╭──
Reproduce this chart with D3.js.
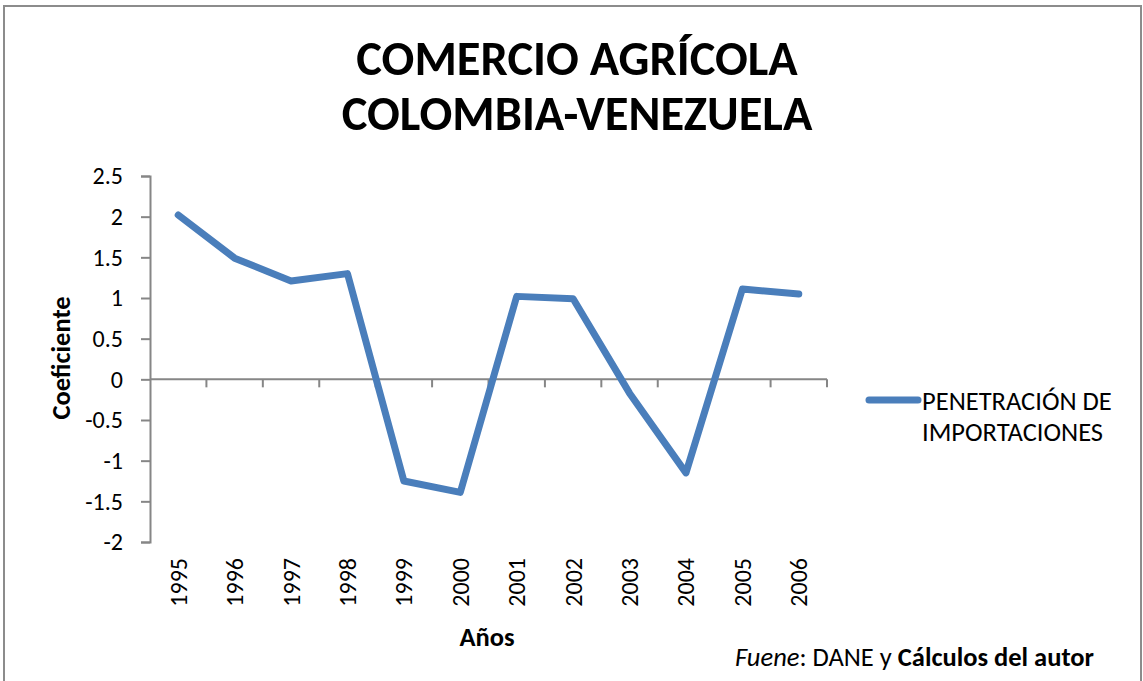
<!DOCTYPE html>
<html>
<head>
<meta charset="utf-8">
<script src="https://cdn.jsdelivr.net/npm/d3@7"></script>
<style>
  html, body { margin: 0; padding: 0; background: #fff; }
  svg { display: block; }
  text { font-family: Carlito, Calibri, Lato, "Liberation Sans", sans-serif; fill: #000; }
</style>
</head>
<body>
<svg id="chart" width="1143" height="681"></svg>
<script>
const years = ["1995","1996","1997","1998","1999","2000","2001","2002","2003","2004","2005","2006"];
const penetracion = [2.02, 1.49, 1.21, 1.30, -1.25, -1.39, 1.02, 0.99, -0.17, -1.15, 1.11, 1.05];
const yTicks = [2.5, 2, 1.5, 1, 0.5, 0, -0.5, -1, -1.5, -2];
const titleLines = ["COMERCIO AGRÍCOLA", "COLOMBIA-VENEZUELA"];
const seriesName = ["PENETRACIÓN DE", "IMPORTACIONES"];

(function () {
const svg = d3.select("#chart");
const axisColor = "#868686";
const lineColor = "#4a7ebb";

// outer border
svg.append("rect").attr("x", 4).attr("y", 6).attr("width", 1137).attr("height", 680)
  .attr("fill", "none").attr("stroke", "#8c8c8c").attr("stroke-width", 2);

const pLeft = 150, pRight = 827, pTop = 176, pBottom = 542;
const x = d3.scaleBand().domain(years).range([pLeft, pRight]).padding(0);
const y = d3.scaleLinear().domain([-2, 2.5]).range([pBottom, pTop]);

// title
svg.append("g").selectAll("text").data(titleLines).enter().append("text")
  .attr("x", 577).attr("y", (d, i) => 75 + i * 55)
  .attr("text-anchor", "middle")
  .attr("font-size", 48.5).attr("font-weight", "bold")
  .text(d => d);

// y axis
const yAxis = svg.append("g").attr("transform", `translate(${pLeft},0)`)
  .call(d3.axisLeft(y).tickValues(yTicks).tickSize(9).tickPadding(18).tickFormat(d => String(d)));
yAxis.attr("font-family", null).attr("font-size", null);
yAxis.select(".domain").attr("stroke", axisColor).attr("stroke-width", 2);
yAxis.selectAll(".tick line").attr("stroke", axisColor).attr("stroke-width", 2);
yAxis.selectAll(".tick text").attr("font-size", 24).attr("fill", "#000");

// x axis at zero
const x0 = y(0);
const xAxisG = svg.append("g");
xAxisG.append("line").attr("x1", pLeft).attr("x2", pRight).attr("y1", x0).attr("y2", x0)
  .attr("stroke", axisColor).attr("stroke-width", 2);
const boundaries = years.map(d => x(d)).concat([x(years[years.length - 1]) + x.bandwidth()]);
xAxisG.selectAll("line.tk").data(boundaries.slice(1)).enter().append("line")
  .attr("class", "tk")
  .attr("x1", d => d).attr("x2", d => d).attr("y1", x0).attr("y2", x0 + 8)
  .attr("stroke", axisColor).attr("stroke-width", 2);

// x tick labels (rotated) below plot
svg.append("g").selectAll("text").data(years).enter().append("text")
  .attr("transform", d => `translate(${x(d) + x.bandwidth() / 2 + 8.5},558) rotate(-90)`)
  .attr("text-anchor", "end")
  .attr("font-size", 24)
  .text(d => d);

// line
const line = d3.line().x((d, i) => x(years[i]) + x.bandwidth() / 2).y(d => y(d));
svg.append("path").datum(penetracion)
  .attr("d", line).attr("fill", "none").attr("stroke", lineColor)
  .attr("stroke-width", 7).attr("stroke-linejoin", "round").attr("stroke-linecap", "round");

// axis titles
svg.append("text").attr("transform", "translate(70,358) rotate(-90)")
  .attr("text-anchor", "middle").attr("font-size", 26.5).attr("font-weight", "bold")
  .text("Coeficiente");
svg.append("text").attr("x", 487).attr("y", 646)
  .attr("text-anchor", "middle").attr("font-size", 26.5).attr("font-weight", "bold")
  .text("Años");

// legend
svg.append("line").attr("x1", 869).attr("x2", 918).attr("y1", 400).attr("y2", 400)
  .attr("stroke", lineColor).attr("stroke-width", 7).attr("stroke-linecap", "round");
svg.append("g").selectAll("text").data(seriesName).enter().append("text")
  .attr("x", 922).attr("y", (d, i) => 410 + i * 31)
  .attr("font-size", 26.5).text(d => d);

// source note
const note = svg.append("text").attr("x", 1094).attr("y", 666).attr("text-anchor", "end").attr("font-size", 26.5);
note.append("tspan").attr("font-style", "italic").text("Fuene");
note.append("tspan").text(": DANE y ");
note.append("tspan").attr("font-weight", "bold").text("Cálculos del autor");
})();
</script>
</body>
</html>
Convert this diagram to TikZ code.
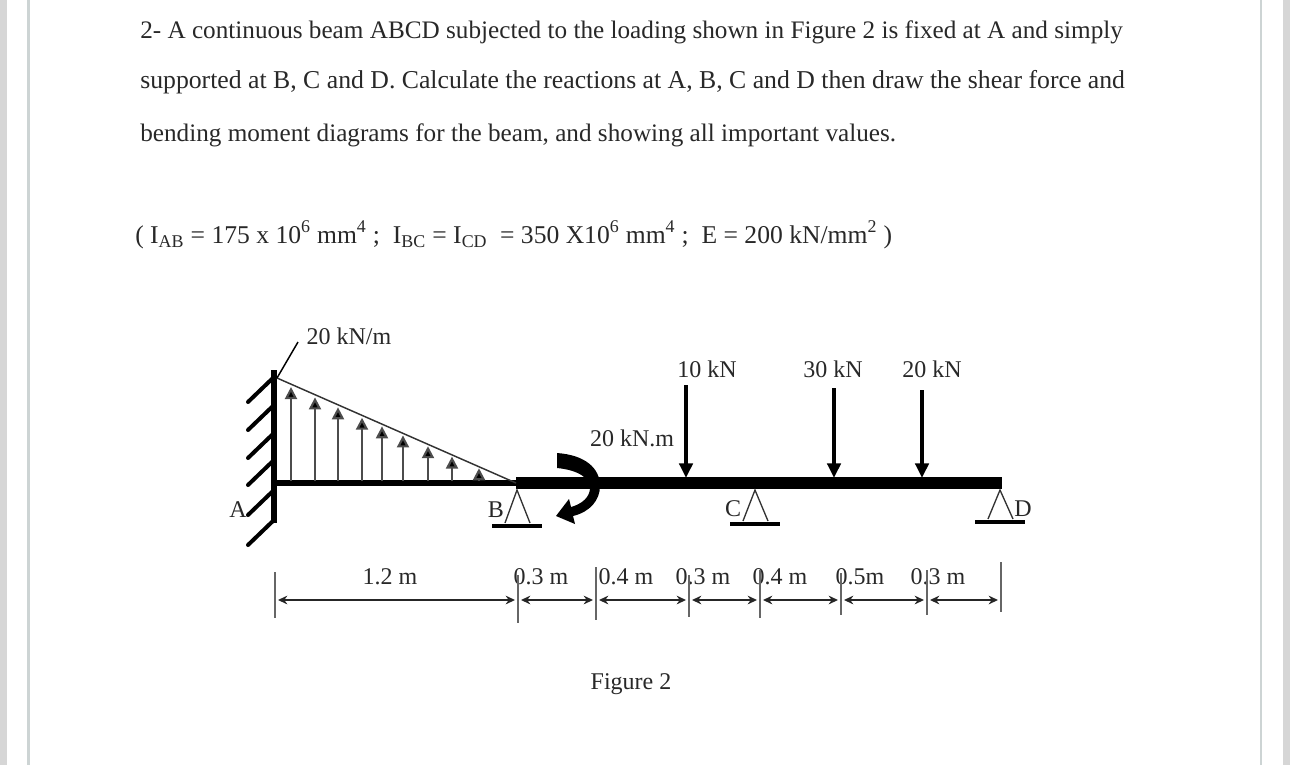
\documentclass[tikz,border=0pt]{standalone}
\usepackage{fontspec}
\setmainfont{Liberation Serif}
\usetikzlibrary{arrows.meta,
           calc,                      % coordinates between $ $
           positioning}
\definecolor{ink}{RGB}{40,40,40}
\definecolor{band}{RGB}{214,214,214}
\definecolor{rule}{RGB}{205,212,212}
\tikzset{
  txt/.style={anchor=base west,inner sep=0pt,text=ink,font=\fontsize{18.9}{20}\selectfont},
  lab/.style={anchor=base,inner sep=0pt,text=ink,font=\fontsize{18}{20}\selectfont},
  load/.style={line width=2.6pt,-{Triangle[length=11pt,width=10pt]}},
  udl/.style={line width=1.6pt,draw=black!70,-{Triangle[length=9pt,width=9pt,fill=black]}},
  dim/.style={line width=1.5pt,draw=black!85,{Stealth[length=7pt,width=6.5pt]}-{Stealth[length=7pt,width=6.5pt]}},
  tick/.style={line width=.8pt,draw=black!60},
  hatch/.style={line width=3pt,line cap=round},
  support/.style={line width=1pt,draw=black!80},
  ground/.style={line width=3pt}
}
\begin{document}
\begin{tikzpicture}[x=0.75pt,y=-0.75pt]
\useasboundingbox(0,0)rectangle(1290,765);
% page edges
\fill[band](0,0)rectangle(7,765);
\fill[band](1283,0)rectangle(1290,765);
\fill[rule](27,0)rectangle(30,765);
\fill[rule](1260,0)rectangle(1262,765);
% question
\node[txt](line1)at(140,38){2- A continuous beam ABCD subjected to the loading shown in Figure 2 is fixed at A and simply};
\node[txt,font=\fontsize{19.3}{20}\selectfont](line2)at(140,88){supported at B, C and D. Calculate the reactions at A, B, C and D then draw the shear force and};
\node[txt](line3)at(140,141){bending moment diagrams for the beam, and showing all important values.};
\node[txt,font=\fontsize{19.2}{20}\selectfont](props)at(135,243){( I\textsubscript{AB} = 175 x 10\textsuperscript{6} mm\textsuperscript{4} ;\ \ I\textsubscript{BC} = I\textsubscript{CD} \ = 350 X10\textsuperscript{6} mm\textsuperscript{4} ;\ \ E = 200 kN/mm\textsuperscript{2} )};
% beam
\coordinate(A)at(274,483);
\coordinate(B)at(516,483);
\coordinate(C)at(755,483);
\coordinate(D)at(1002,483);
\coordinate(walltop)at(274,370);
\coordinate(wallend)at(274,523);
\draw[line width=3.8pt](walltop)--(wallend);
\draw[line width=3.8pt](A)--(B);
\draw[line width=9pt](B)--(D);
\foreach \i/\ya in {1/377,2/405,3/433,4/460,5/490,6/520}{
\coordinate(hs\i)at(274,\ya);
\coordinate(he\i)at(248,\ya+25);
\draw[hatch](hs\i)--(he\i);
}
% triangular load
\coordinate(q0)at(277,378);
\draw[line width=1.1pt,draw=black!80](q0)--(B);
\foreach \xa in {291,315,338,362,382,403,428,452,479}{
\coordinate(qb\xa)at(\xa,481);
\coordinate(qt\xa)at(\xa,{381+(\xa-277)*0.432});
\draw[udl](qb\xa)--(qt\xa);
}
\coordinate(qlead)at(298,342);
\draw[line width=1.1pt](qlead)--(q0);
\node[lab](qlab)at(349,344){20 kN/m};
% supports
\foreach \n/\xa/\ya/\yg in {B/517/490/526,C/755/490/524,D/1000/490/522}{
\coordinate(ap\n)at(\xa,\ya);
\coordinate(bl\n)at(\xa-12,\yg-3);
\coordinate(br\n)at(\xa+13,\yg-3);
\coordinate(gl\n)at(\xa-25,\yg);
\coordinate(gr\n)at(\xa+25,\yg);
\draw[support](bl\n)--(ap\n)--(br\n);
\draw[ground](gl\n)--(gr\n);
}
\node[lab](labA)at(238,517){A};
\node[lab](labB)at(496,517){B};
\node[lab](labC)at(733,516){C};
\node[lab](labD)at(1023,516){D};
% moment
\fill(557,453)..controls(585,455)and(600,468)..(600,486)..controls(600,500)and(590,512)..(573,516)--(575,524)--(556,516)--(569,499)--(571,507)..controls(582,504)and(590,497)..(590,488)..controls(590,478)and(578,470)..(557,468)--cycle;
\node[lab](mlab)at(632,446){20 kN.m};
% point loads
\foreach \n/\xa/\ya/\xt/\txt in {a/686/385/707/10 kN,b/834/388/833/30 kN,c/922/390/932/20 kN}{
\coordinate(ps\n)at(\xa,\ya);
\coordinate(pe\n)at(\xa,478);
\draw[load](ps\n)--(pe\n);
\node[lab](pl\n)at(\xt,377){\txt};
}
% dimensions
\foreach \i/\xa/\ya/\yb in {0/275/572/618,1/518/575/623,2/596/567/620,3/689/575/617,4/760/570/618,5/841/573/615,6/927/570/615,7/1001/562/612}{
\coordinate(tt\i)at(\xa,\ya);
\coordinate(tb\i)at(\xa,\yb);
\coordinate(dd\i)at(\xa,600);
}
\foreach \i/\j in {0/1,1/2,2/3,3/4,4/5,5/6,6/7}{
\draw[dim]($(dd\i)+(3,0)$)--($(dd\j)+(-3,0)$);
}
\foreach \n/\xa/\txt in {d0/390/1.2 m,d1/541/0.3 m,d2/626/0.4 m,d3/703/0.3 m,d4/780/0.4 m,d5/860/0.5m,d6/938/0.3 m}{
\node[lab](\n)at(\xa,584){\txt};
}
\foreach \i in {0,...,7}{
\draw[tick](tt\i)--(tb\i);
}
\node[lab](fig)at(631,689){Figure 2};
\end{tikzpicture}
\end{document}
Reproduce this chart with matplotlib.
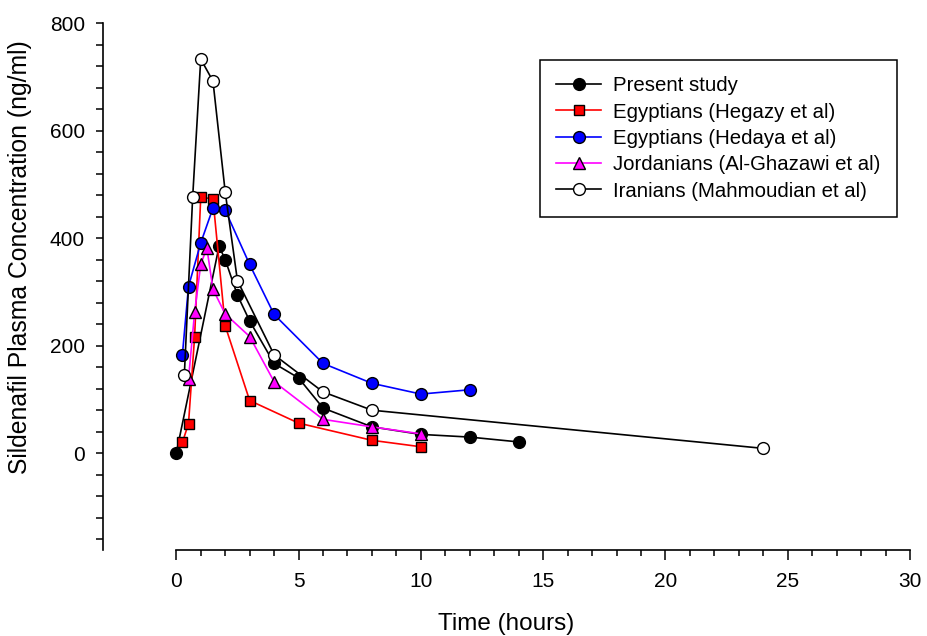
import matplotlib.pyplot as plt
from matplotlib.ticker import MultipleLocator, FixedLocator

plt.rcParams['font.family'] = ['Liberation Sans', 'DejaVu Sans']

# sildenafil plasma profiles (time in hours, concentration in ng/ml)
present_t = [0, 1.75, 2, 2.5, 3, 4, 5, 6, 8, 10, 12, 14]
present_c = [0, 385, 360, 294, 246, 167, 140, 84, 49, 35, 30, 21]

hegazy_t = [0.25, 0.5, 0.75, 1, 1.5, 2, 3, 5, 8, 10]
hegazy_c = [20, 55, 217, 476, 473, 237, 98, 56, 24, 12]

hedaya_t = [0.25, 0.5, 1, 1.5, 2, 3, 4, 6, 8, 10, 12]
hedaya_c = [183, 310, 391, 456, 452, 351, 258, 167, 130, 110, 118]

jordan_t = [0.5, 0.75, 1, 1.25, 1.5, 2, 3, 4, 6, 8, 10]
jordan_c = [138, 262, 351, 382, 305, 259, 217, 133, 63, 49, 36]

iran_t = [0.33, 0.67, 1, 1.5, 2, 2.5, 4, 6, 8, 24]
iran_c = [146, 476, 733, 692, 486, 321, 183, 114, 80, 9]

fig = plt.figure(figsize=(9.27, 6.36), dpi=100)
ax = fig.add_axes([0.111, 0.1352, 0.8707, 0.8286])

ax.plot(present_t, present_c, color='black', lw=1.2, marker='o', ms=8.5,
        mfc='black', mec='black', mew=1, label='Present study', zorder=3)
ax.plot(hegazy_t, hegazy_c, color='#ff0000', lw=1.2, marker='s', ms=7.5,
        mfc='#ff0000', mec='black', mew=1, label='Egyptians (Hegazy et al)', zorder=4)
ax.plot(hedaya_t, hedaya_c, color='#0000ff', lw=1.2, marker='o', ms=8.5,
        mfc='#0000ff', mec='black', mew=1, label='Egyptians (Hedaya et al)', zorder=5)
ax.plot(jordan_t, jordan_c, color='#ff00ff', lw=1.2, marker='^', ms=8.5,
        mfc='#ff00ff', mec='black', mew=1, label='Jordanians (Al-Ghazawi et al)', zorder=6)
ax.plot(iran_t, iran_c, color='black', lw=1.2, marker='o', ms=8.5,
        mfc='white', mec='black', mew=1, label='Iranians (Mahmoudian et al)', zorder=7)

ax.set_xlim(-3, 30)
ax.set_ylim(-180, 800)

ax.spines['top'].set_visible(False)
ax.spines['right'].set_visible(False)
ax.spines['bottom'].set_bounds(0, 30)
ax.spines['left'].set_bounds(-180, 800)
for s in ('left', 'bottom'):
    ax.spines[s].set_linewidth(1.2)

# x ticks only along the drawn part of the axis (0..30 h)
ax.xaxis.set_major_locator(FixedLocator([0, 5, 10, 15, 20, 25, 30]))
ax.xaxis.set_minor_locator(FixedLocator([h for h in range(31) if h % 5]))
ax.yaxis.set_major_locator(FixedLocator([0, 200, 400, 600, 800]))
ax.yaxis.set_minor_locator(MultipleLocator(40))

ax.tick_params(axis='x', which='major', length=7, width=1.1, labelsize=15, pad=9)
ax.tick_params(axis='x', which='minor', length=4, width=1.1)
ax.tick_params(axis='y', which='major', length=5, width=1.1, labelsize=15, pad=8)
ax.tick_params(axis='y', which='minor', length=5, width=1.1)

ax.set_xlabel('Time (hours)', fontsize=17.5, labelpad=16)
ax.set_ylabel('Sildenafil Plasma Concentration (ng/ml)', fontsize=17.8)
ax.yaxis.set_label_coords(-0.088, 0.556)

leg = ax.legend(loc='upper right', bbox_to_anchor=(0.984, 0.93), fontsize=14.7,
                frameon=True, fancybox=False, edgecolor='black', framealpha=1,
                handlelength=2.2, handletextpad=0.6, labelspacing=0.36,
                borderpad=0.8, borderaxespad=0)
leg.get_frame().set_linewidth(1.1)

fig.savefig('out.png', dpi=100)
╰──
What is being asked | Skip all pictures and retype only the stretch from the line that holds "Reproduce this chart with matplotlib." through the line that holds "ax.set_ylim(-180, 800)", exactly as written.

Answer for the task |
Reproduce this chart with matplotlib.
import matplotlib.pyplot as plt
from matplotlib.ticker import MultipleLocator, FixedLocator

plt.rcParams['font.family'] = ['Liberation Sans', 'DejaVu Sans']

# sildenafil plasma profiles (time in hours, concentration in ng/ml)
present_t = [0, 1.75, 2, 2.5, 3, 4, 5, 6, 8, 10, 12, 14]
present_c = [0, 385, 360, 294, 246, 167, 140, 84, 49, 35, 30, 21]

hegazy_t = [0.25, 0.5, 0.75, 1, 1.5, 2, 3, 5, 8, 10]
hegazy_c = [20, 55, 217, 476, 473, 237, 98, 56, 24, 12]

hedaya_t = [0.25, 0.5, 1, 1.5, 2, 3, 4, 6, 8, 10, 12]
hedaya_c = [183, 310, 391, 456, 452, 351, 258, 167, 130, 110, 118]

jordan_t = [0.5, 0.75, 1, 1.25, 1.5, 2, 3, 4, 6, 8, 10]
jordan_c = [138, 262, 351, 382, 305, 259, 217, 133, 63, 49, 36]

iran_t = [0.33, 0.67, 1, 1.5, 2, 2.5, 4, 6, 8, 24]
iran_c = [146, 476, 733, 692, 486, 321, 183, 114, 80, 9]

fig = plt.figure(figsize=(9.27, 6.36), dpi=100)
ax = fig.add_axes([0.111, 0.1352, 0.8707, 0.8286])

ax.plot(present_t, present_c, color='black', lw=1.2, marker='o', ms=8.5,
        mfc='black', mec='black', mew=1, label='Present study', zorder=3)
ax.plot(hegazy_t, hegazy_c, color='#ff0000', lw=1.2, marker='s', ms=7.5,
        mfc='#ff0000', mec='black', mew=1, label='Egyptians (Hegazy et al)', zorder=4)
ax.plot(hedaya_t, hedaya_c, color='#0000ff', lw=1.2, marker='o', ms=8.5,
        mfc='#0000ff', mec='black', mew=1, label='Egyptians (Hedaya et al)', zorder=5)
ax.plot(jordan_t, jordan_c, color='#ff00ff', lw=1.2, marker='^', ms=8.5,
        mfc='#ff00ff', mec='black', mew=1, label='Jordanians (Al-Ghazawi et al)', zorder=6)
ax.plot(iran_t, iran_c, color='black', lw=1.2, marker='o', ms=8.5,
        mfc='white', mec='black', mew=1, label='Iranians (Mahmoudian et al)', zorder=7)

ax.set_xlim(-3, 30)
ax.set_ylim(-180, 800)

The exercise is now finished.